By sheer perseverance and charisma, Malinda Seneviratne has published and maintained a presence as a poet. From among his six collections to-date, four made the Gratiaen finals between 2008 and 2013 while winning the prize once. Perhaps, they exist somewhere in some form, but I am yet to come across serious academic reflections on Seneviratne’s work. Of course, in several essays and interviews, Vanderpoorten receives focus. But, Dushyanthi Mendis (who, in 2011, analysed the themes of love and death in Vanderpoorten’s poems) aside, whether anyone has produced an original thesis on Vanderpoorten’s writing is a reasonable question.
As mentioned before, short of being published, there are men and women who compose brilliant stuff in blogs, notebooks, online platforms, and social media spaces.
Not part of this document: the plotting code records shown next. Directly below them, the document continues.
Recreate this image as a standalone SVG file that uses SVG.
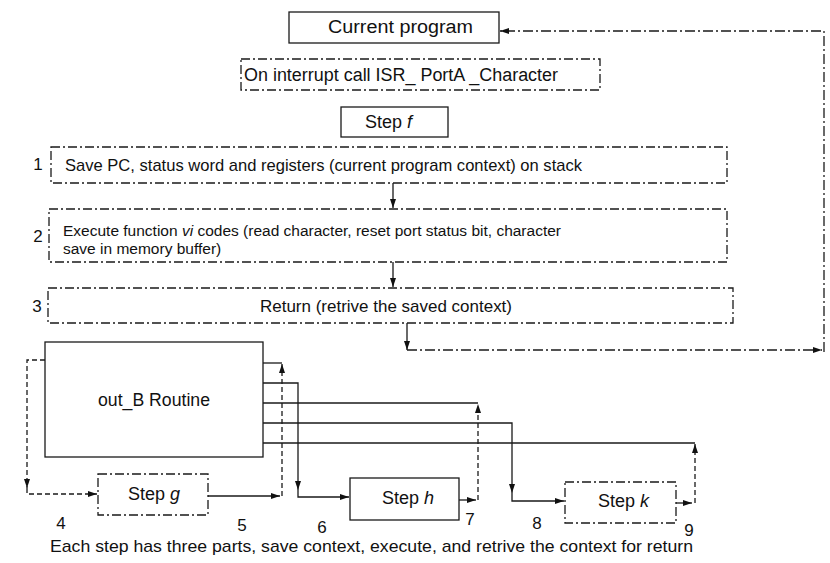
<svg xmlns="http://www.w3.org/2000/svg" width="830" height="563" viewBox="0 0 830 563">
<style>
.bx{fill:none;stroke:#1a1a1a;stroke-width:1.3}
.dsh{stroke-dasharray:9 3 2 3}
.ln{fill:none;stroke:#1a1a1a;stroke-width:1.3}
.dl{stroke-dasharray:5 3}
.dd{stroke-dasharray:10 3 2 3}
text{font-family:"Liberation Sans",Arial,sans-serif;fill:#111}
.t{font-size:17px}
.ts{font-size:15.5px}
.tl{font-size:18px}
.n{font-size:17px;text-anchor:middle}
</style>
<defs>
<marker id="ah" markerUnits="userSpaceOnUse" markerWidth="10" markerHeight="7" refX="9" refY="3" orient="auto">
<path d="M0,0 L9,3 L0,6 z" fill="#111"/>
</marker>
</defs>
<rect width="830" height="563" fill="#fff"/>

<g id="current-program">
<rect class="bx" x="289" y="12" width="210" height="31"/>
<text class="tl" x="328" y="33" textLength="145" lengthAdjust="spacingAndGlyphs">Current program</text>
</g>
<g id="interrupt">
<rect class="bx dsh" x="241" y="59" width="359" height="31"/>
<text class="tl" x="244" y="81" textLength="314" lengthAdjust="spacingAndGlyphs">On interrupt call ISR_ PortA _Character</text>
</g>
<g id="step-f">
<rect class="bx" x="341" y="107" width="107" height="30"/>
<text class="tl" x="365" y="128">Step <tspan font-style="italic">f</tspan></text>
</g>
<g id="step1">
<text class="n" x="38" y="170">1</text>
<rect class="bx dsh" x="51" y="147" width="676" height="36"/>
<text class="t" x="65" y="171" textLength="517" lengthAdjust="spacingAndGlyphs">Save PC, status word and registers (current program context) on stack</text>
</g>
<g id="step2">
<text class="n" x="38" y="242">2</text>
<rect class="bx dsh" x="49" y="209" width="678" height="53"/>
<text class="ts" x="63" y="236">Execute function <tspan font-style="italic">vi</tspan> codes (read character, reset port status bit, character</text>
<text class="ts" x="63" y="254">save in memory buffer)</text>
</g>
<g id="step3">
<text class="n" x="37" y="312">3</text>
<rect class="bx dsh" x="48" y="288" width="685" height="35"/>
<text class="t" x="260" y="312" textLength="252" lengthAdjust="spacingAndGlyphs">Return (retrive the saved context)</text>
</g>
<g id="out-b">
<rect class="bx" x="45" y="342" width="218" height="115"/>
<text class="tl" x="98" y="406" textLength="112" lengthAdjust="spacingAndGlyphs">out_B Routine</text>
</g>
<g id="step-g">
<rect class="bx dsh" x="98" y="474" width="110" height="41"/>
<text class="tl" x="128" y="500">Step <tspan font-style="italic">g</tspan></text>
<text class="n" x="61" y="529">4</text>
<text class="n" x="242" y="531">5</text>
</g>
<g id="step-h">
<rect class="bx" x="350" y="478" width="109" height="42"/>
<text class="tl" x="382" y="504">Step <tspan font-style="italic">h</tspan></text>
<text class="n" x="322" y="533">6</text>
<text class="n" x="470" y="525">7</text>
</g>
<g id="step-k">
<rect class="bx dsh" x="565" y="482" width="111" height="41"/>
<text class="tl" x="598" y="507">Step <tspan font-style="italic">k</tspan></text>
<text class="n" x="537" y="529">8</text>
<text class="n" x="689" y="536">9</text>
</g>
<g id="caption">
<text class="t" x="50" y="552" textLength="643" lengthAdjust="spacingAndGlyphs">Each step has three parts, save context, execute, and retrive the context for return</text>
</g>

<g id="connectors">
<line class="ln" x1="393" y1="183" x2="393" y2="208" marker-end="url(#ah)"/>
<line class="ln" x1="393" y1="262" x2="393" y2="287" marker-end="url(#ah)"/>
<path class="ln" d="M407 323 V350" marker-end="url(#ah)"/>
<path class="ln dd" d="M407 350 H822" marker-end="url(#ah)"/>
<path class="ln dd" d="M824 352 V31 H500" marker-end="url(#ah)"/>

<path class="ln dl" d="M45 360 H27 V488" marker-end="url(#ah)"/>
<path class="ln dl" d="M27 488 V494 H97" marker-end="url(#ah)"/>

<path class="ln" d="M263 363 H282"/>
<path class="ln" d="M208 496 H280" marker-end="url(#ah)"/>
<path class="ln dl" d="M282 496 V364" marker-end="url(#ah)"/>

<path class="ln" d="M263 383 H298 V490" marker-end="url(#ah)"/>
<path class="ln" d="M298 490 V497 H349" marker-end="url(#ah)"/>

<path class="ln" d="M263 403 H478"/>
<path class="ln" d="M459 500 H476" marker-end="url(#ah)"/>
<path class="ln dl" d="M478 500 V404" marker-end="url(#ah)"/>

<path class="ln" d="M263 423 H512 V493" marker-end="url(#ah)"/>
<path class="ln" d="M512 493 V501 H564" marker-end="url(#ah)"/>

<path class="ln" d="M263 443 H695"/>
<path class="ln" d="M676 503 H692" marker-end="url(#ah)"/>
<path class="ln dl" d="M695 503 V444" marker-end="url(#ah)"/>
</g>
</svg>
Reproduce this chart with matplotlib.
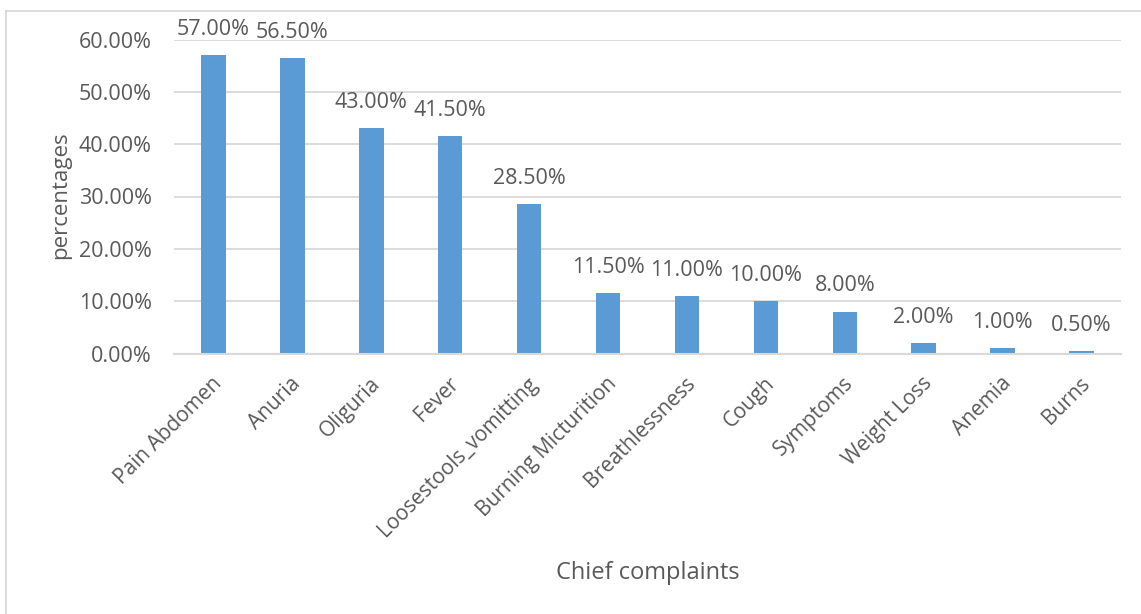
import matplotlib
matplotlib.use("Agg")
import matplotlib.pyplot as plt
from matplotlib.lines import Line2D
import matplotlib.transforms as mtransforms
import numpy as np

categories = ["Pain Abdomen", "Anuria", "Oliguria", "Fever", "Loosestools_vomitting",
              "Burning Micturition", "Breathlessness", "Cough", "Symptoms",
              "Weight Loss", "Anemia", "Burns"]
values = [57.0, 56.5, 43.0, 41.5, 28.5, 11.5, 11.0, 10.0, 8.0, 2.0, 1.0, 0.5]
yticks = [0, 10, 20, 30, 40, 50, 60]

plt.rcParams['font.family'] = ['Open Sans', 'DejaVu Sans']
TXT = '#595959'
FS = 15.5
W, H = 1141, 614
fig = plt.figure(figsize=(W / 100, H / 100), dpi=100)
ax = fig.add_axes([174 / W, 1 - 353.5 / H, 947 / W, 314 / H])

x = np.arange(len(categories))
ax.bar(x, values, width=0.31, color='#5B9BD5', zorder=3)
ax.set_xlim(-0.5, len(categories) - 0.5)
ax.set_ylim(0, 60)
ax.set_yticks(yticks)
ax.set_yticklabels([f"{v:.2f}%" for v in yticks], fontsize=FS, color=TXT)
ax.yaxis.grid(True, color='#D9D9D9', linewidth=1.3, zorder=0)
ax.tick_params(axis='y', length=0, pad=16)
ax.tick_params(axis='x', length=0, pad=14)
ax.set_xticks(x)
ax.set_xticklabels(categories, rotation=45, ha='right', va='top',
                   rotation_mode='anchor', fontsize=15, color=TXT)
shift = mtransforms.ScaledTranslation(-2 / 100, 0, fig.dpi_scale_trans)
for lbl in ax.get_xticklabels():
    lbl.set_transform(lbl.get_transform() + shift)
for s in ['top', 'right', 'left']:
    ax.spines[s].set_visible(False)
ax.spines['bottom'].set_color('#D9D9D9')
ax.spines['bottom'].set_linewidth(1.5)
ax.spines['bottom'].set_zorder(4)

for xi, v in zip(x, values):
    ax.annotate(f"{v:.2f}%", (xi, v), xytext=(0, 11), textcoords='offset points',
                ha='center', va='bottom', fontsize=FS, color=TXT, clip_on=False)

fig.text(648 / W, 1 - 573 / H, "Chief complaints", ha='center', va='center',
         fontsize=17, color=TXT)
fig.text(61 / W, 1 - 195 / H, "percentages", ha='center', va='center',
         rotation=90, fontsize=16, color=TXT)

fig.add_artist(Line2D([5.5 / W, 5.5 / W], [0, 1 - 10.5 / H], transform=fig.transFigure,
                      color='#D9D9D9', linewidth=1.3))
fig.add_artist(Line2D([5.5 / W, 1], [1 - 10.5 / H, 1 - 10.5 / H], transform=fig.transFigure,
                      color='#D9D9D9', linewidth=1.3))

fig.savefig("out.png", dpi=100)
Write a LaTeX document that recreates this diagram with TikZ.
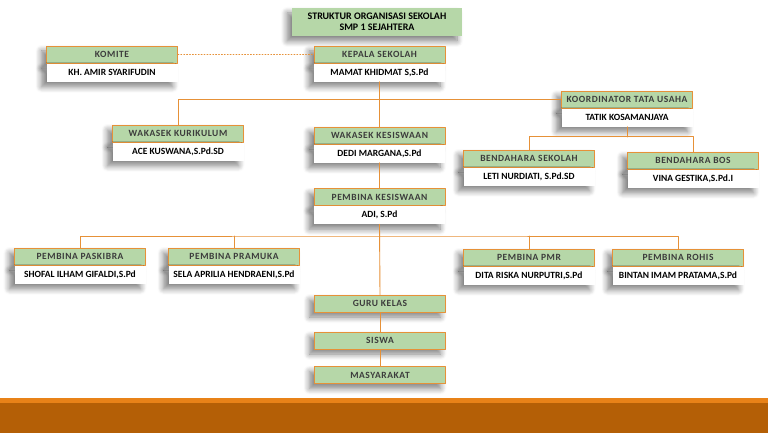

What prevents them from moving to the next stage could be lack of finance, self-doubt (shockingly such a part of the present time), or – in an age of overwhelming mediocrity-made-brilliant – a distrust of being assessed the wrong way. The academy has to return in pioneering engagement with new and good writing and in creating a critical network for such writing to flourish. While older writers (“the ancients”) should be preserved through collaborations with good publishers, the academy must be selfless in its guidance and encouragement for new writers. Discounting a motely crew whose publications are done exclusively targeting the State Literary Award, there is tremendous potential in the English poetry scene under the uninterested radar.
Among the potential poets waiting to be born to the national stage in the ongoing decade are some who demonstrate a studied understanding of poetry as a craft, a sound reading of the English and local “tradition”, and – most crucially – an aversion to fake lit glitz. Among the few journals that periodically come and disappear, it is heartening to see New Ceylon Writing having digitised its archives and resuscitated itself for a new era. Except, unlike in the case of tea (which is inherently a colonial enterprise), the journal’s moniker stands to gain from a decolonising kiss.